No Norte, o grande nome do segmento é o Grupo Mateus, que tem colocado o pé no acelerador desde que abriu seu capital, em 2020. Hoje, o grupo possui 210 lojas. Mais da metade está no Maranhão, onde a rede foi fundada e detém 80% de participação no setor.
— Vamos entendendo as novas possibilidades de faturamento e onde é possível entrar com um determinado nível de competitividade. É um equilíbrio das contas e vamos preenchendo as rotas — afirma Sandro Oliveira, diretor executivo da companhia.
Outra "onda" de novas lojas de atacarejo está vindo com a venda dos pontos do Extra Hiper para o Assaí - a bandeira de atacarejo pertence ao francês Casino, mas foi desmembrada do Grupo Pão de Açúcar (GPA) no Brasil. O Assaí, que tem hoje 216 lojas, prevê abrir mais 50 unidades neste ano, número recorde.
Diretor regional do Assaí, Luiz Carlos Araújo afirma que o modelo tem sido bem recebido por toda a parcela da população. Agora, uma das estratégias é agregar mais serviços às unidades, como o de açougue.
— O cliente já exige um padrão melhor, mas não podemos perder a essência, que é de ser de custo baixo — diz.
Já o GPA desistiu do formato de hipermercado.
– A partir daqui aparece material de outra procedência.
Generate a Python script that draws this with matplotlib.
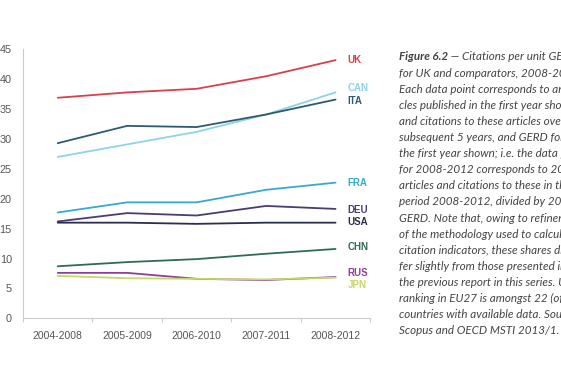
import matplotlib
matplotlib.use("Agg")
import matplotlib.pyplot as plt

# data
periods = ["2004-2008", "2005-2009", "2006-2010", "2007-2011", "2008-2012"]
uk = [36.9, 37.8, 38.4, 40.5, 43.2]
can = [27.0, 29.1, 31.2, 34.1, 37.8]
ita = [29.3, 32.2, 32.0, 34.1, 36.6]
fra = [17.7, 19.4, 19.4, 21.5, 22.7]
deu = [16.2, 17.6, 17.2, 18.8, 18.3]
usa = [16.0, 16.0, 15.8, 16.0, 16.0]
chn = [8.7, 9.4, 9.9, 10.8, 11.6]
rus = [7.6, 7.6, 6.6, 6.4, 6.9]
jpn = [7.1, 6.7, 6.6, 6.5, 6.8]

names = ["UK", "CAN", "ITA", "FRA", "DEU", "USA", "CHN", "RUS", "JPN"]
series = [uk, can, ita, fra, deu, usa, chn, rus, jpn]
colors = ["#d8404a", "#8fd3e6", "#2e5b6d", "#38a9cf", "#4b3d70",
          "#2b2f4f", "#2f6b55", "#8b3f96", "#c5d86a"]
# label heights, nudged apart so they don't overlap
label_y = [43.2, 38.5, 36.4, 22.6, 18.2, 16.05, 11.9, 7.5, 5.5]

caption = [
    "for UK and comparators, 2008-2012.",
    "Each data point corresponds to arti-",
    "cles published in the first year shown",
    "and citations to these articles over the",
    "subsequent 5 years, and GERD for",
    "the first year shown; i.e. the data point",
    "for 2008-2012 corresponds to 2008",
    "articles and citations to these in the",
    "period 2008-2012, divided by 2008",
    "GERD. Note that, owing to refinements",
    "of the methodology used to calculate",
    "citation indicators, these shares dif-",
    "fer slightly from those presented in",
    "the previous report in this series. UK",
    "ranking in EU27 is amongst 22 (of 27)",
    "countries with available data. Source:",
    "Scopus and OECD MSTI 2013/1.",
]

plt.rcParams['font.family'] = ['Liberation Sans', 'DejaVu Sans']

fig = plt.figure(figsize=(5.61, 3.74), dpi=100)
ax = fig.add_axes([0.041, 0.149, 0.619, 0.719])

x = list(range(len(periods)))
for vals, c in zip(series, colors):
    ax.plot(x, vals, color=c, lw=1.3, solid_capstyle='round')
for name, c, ly in zip(names, colors, label_y):
    ax.text(4.17, ly, name, color=c, fontsize=7, fontweight='bold', va='center')

ax.set_xlim(-0.5, 4.5)
ax.set_ylim(0, 45)
ax.set_yticks(range(0, 46, 5))
ax.set_xticks(x)
ax.set_xticklabels(periods)
ax.set_xticks([i - 0.5 for i in range(len(periods) + 1)], minor=True)
ax.tick_params(axis='x', which='major', length=0, pad=9, labelsize=7.5, labelcolor='#555555')
ax.tick_params(axis='x', which='minor', length=3, color='#cccccc', width=0.8)
ax.tick_params(axis='y', length=0, pad=8, labelsize=7.8, labelcolor='#555555')
for s in ['top', 'right']:
    ax.spines[s].set_visible(False)
for s in ['left', 'bottom']:
    ax.spines[s].set_color('#cccccc')
    ax.spines[s].set_linewidth(0.8)

# caption block on the right, runs off the figure edge like the original
tx = 399 / 561
ty = 1 - 57 / 374
step = 16.1 / 374
txt_kw = dict(fontsize=8.4, family=['Lato', 'DejaVu Sans'], style='italic',
              color='#444444', va='center')
head = fig.text(tx, ty, "Figure 6.2", fontweight='bold', **txt_kw)
fig.add_artist(plt.Annotation(" \u2014 Citations per unit GERD", xy=(1, 0.5), xycoords=head,
                              xytext=(0, 0), textcoords='offset points', ha='left', **txt_kw))
for i, line in enumerate(caption, start=1):
    fig.text(tx, ty - i * step, line, **txt_kw)

fig.savefig("out.png", dpi=100)
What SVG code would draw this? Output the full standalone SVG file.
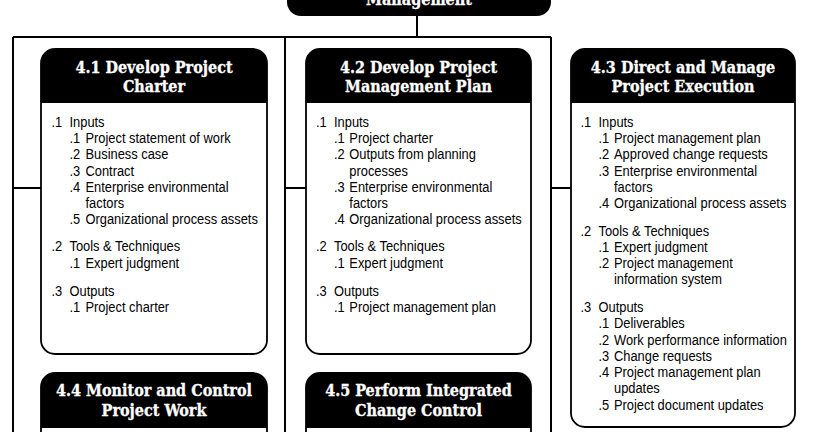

— Passamos por profundas mudanças e tomamos importantes decisões para o futuro dos negócios do grupo. Iniciamos o ano com a cisão do negócio de atacarejo (Assaí) e finalizamos um ciclo com a descontinuidade do formato de hipermercados do grupo no Brasil, suportados por uma análise de médio e longo prazos das tendências do varejo — afirma o diretor de operações do GPA, Frederic Garcia.
Foi com a chegada de uma loja perto de casa que a advogada Maria Carolina Garcia mudou suas compras. Na região do Tatuapé, um Extra mudou para Assaí. Grávida no início da pandemia e trabalhando no setor da aviação, um dos mais afetados pela crise, buscou economia no atacarejo.
— O que também gosto é que temos a possibilidade de outras marcas não tão famosas, mas também boas — diz.